Резонно предположить, что тема Плюшкина является главной в сюжете «Мертвых душ», становясь гипотетической моделью поведения Манилова, Собакевича, случись с ними то же, что и с некогда добропорядочным помещиком. Мир гоголевских имений отмечен слабым намеком на воспроизводство, комические фигуры детей Манилова, устраненность из сюжета отпрысков Ноздрева и Плюшкина оставляют слабую надежду на оптимистические перспективы родовых гнезд. Концептуальный уровень прочтения названия поэмы заключается в том, что герои относятся к уходящему патриархальному типу существования, а будущность наследников еще не прописывается четко. Привычные формы жизни разрушаются, а грядущее еще не может прогнозироваться. Это состояние бытия, обозначенное как «мертвые души», может аттестоваться и «старосветскими помещиками». В этом ракурсе задача автора и заключается в портретировании реликтов убывающего уклада, когда старое максимально заявило себя, а новые формы взаимоотношений не проявились. Этот мир утрачивает патриархальность, в нем мужское начало энтропийно растворяется в женском. Манилов мало чем отличен от сентиментальной жены, Коробочка более напоминает домовитого мужичка, Плюшкин характеризуется пограничным состоянием — то ли баба, то ли мужик. В Ноздреве и Собакевиче, напротив, усилены мужские параметры, аллегорически утверждаются приоритетные патриархальные функции эксцентричного эпического героя и деловитого хозяина.

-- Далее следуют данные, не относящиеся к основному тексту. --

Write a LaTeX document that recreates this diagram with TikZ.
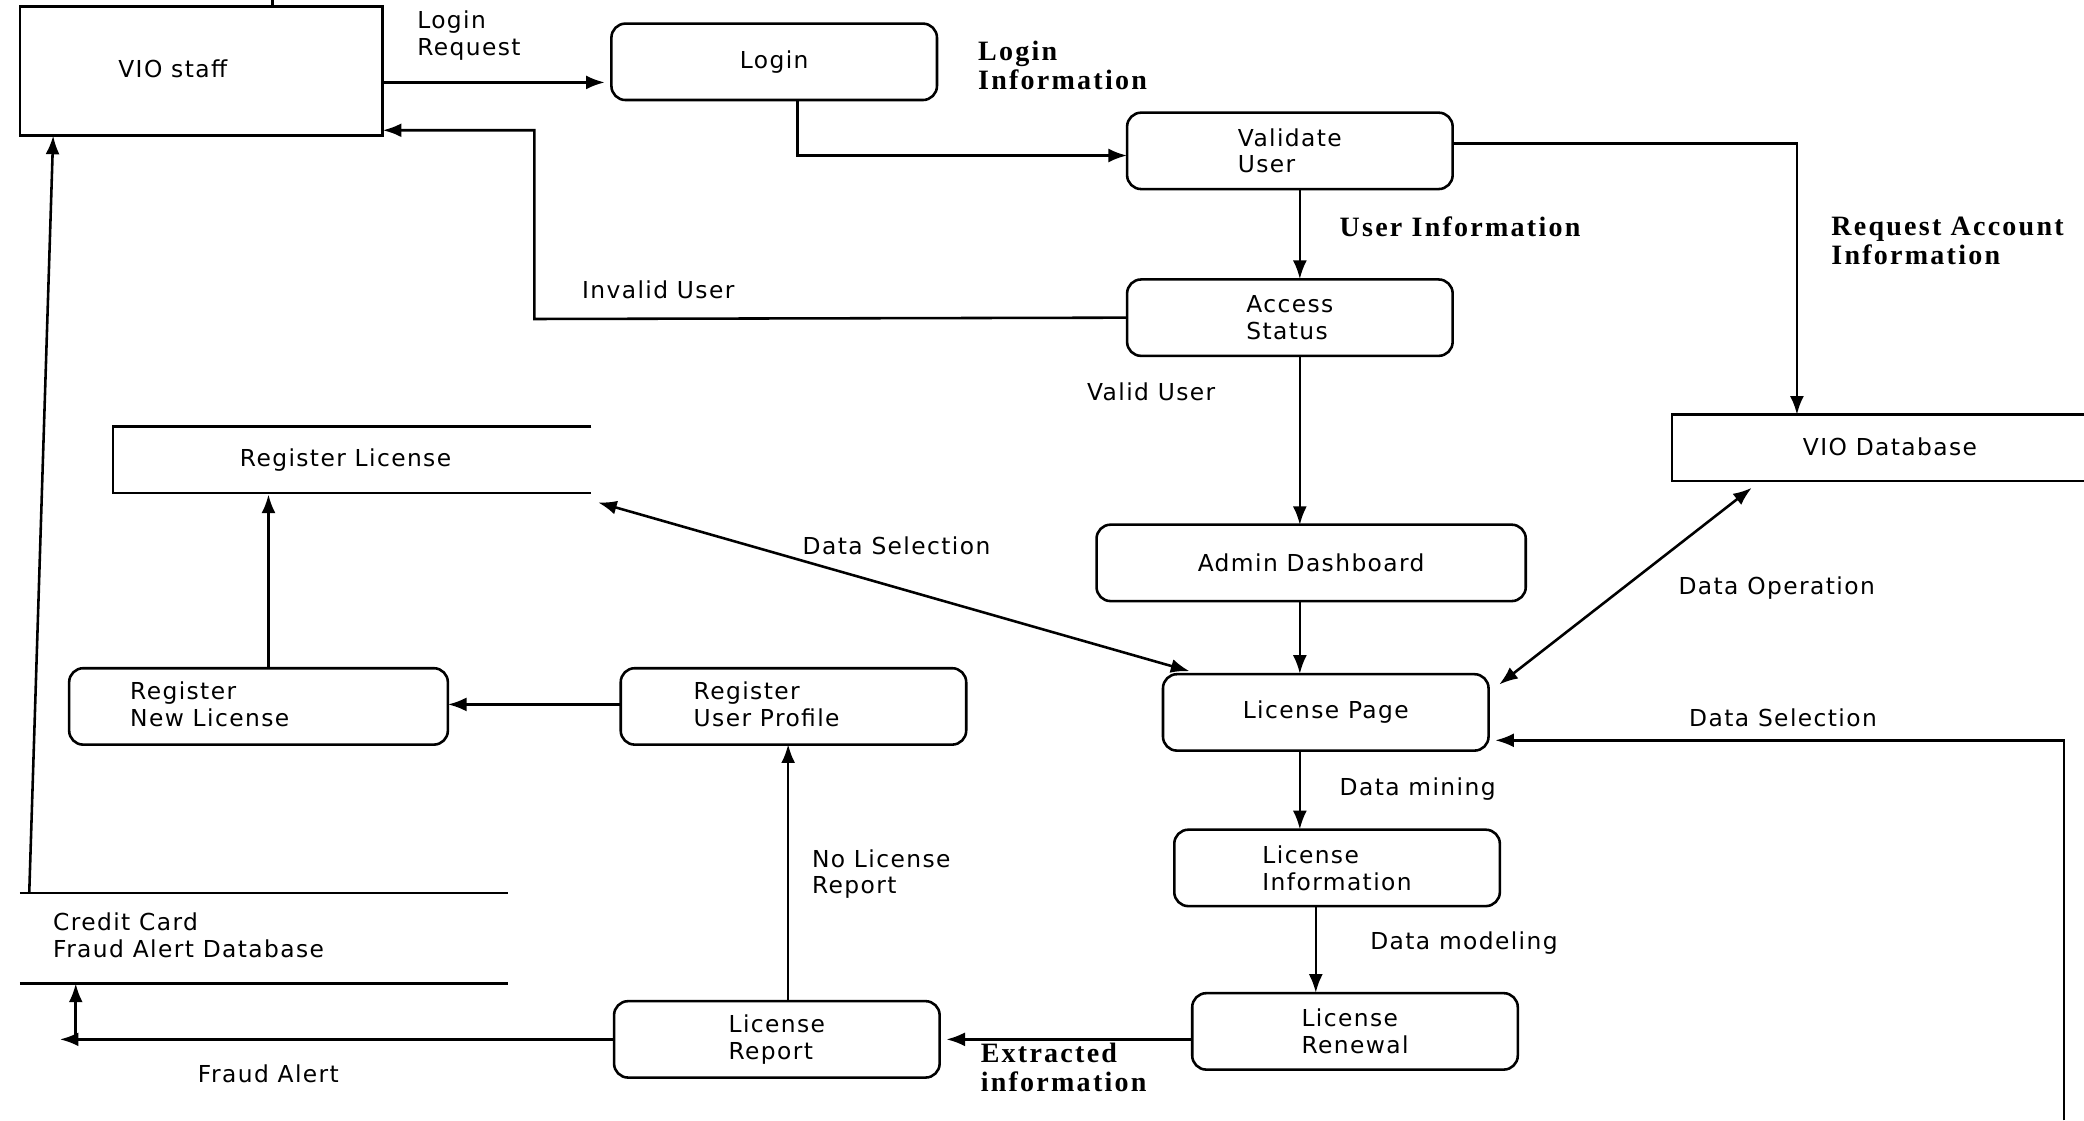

Ярко выраженный контраст женской и мужской природы иллюстрируется городским сюжетом поэмы: дамы сплетничают и модничают, а их мужья и поклонники обсуждают глобальные проблемы, а в свободное от балов время хитрят, исполняют служебные функции, берут взятки. Социальная этика города противопоставлена недекорированной, условной моралью натуральности проживающих в усадьбах.

Новаторство Гоголя в решении темы мелкопоместного дворянства состоит и в детализированном описании места действия. Подробный портрет домов персонажей станет своеобразным каталогом интерьеров, которые будут обрамлять уже иные конфликты в романах Тургенева и Гончарова. Образ жизни гоголевских героев передается литературным последователям в качестве ностальгического знака ушедшего бытия. Повзрослевшие ровесники Фемистоклюса и Алквивиада Маниловых покидают родовые гнезда, отправляются покорять столицу, как Александр Адуев, с умилением вспоминая непритязательность нравов отчего дома: «А там, у нас, входи смело: если отобедали, так опять для гостя станут обедать: самовар утром и вечером не сходит со стола...». Обнаруживается развитие сюжета «Старосветских помещиков», когда Пульхерия Ивановна старалась «угостить вас всем» и дом у нее был похож на «химическую лабораторию», где всегда что-то варится и готовится.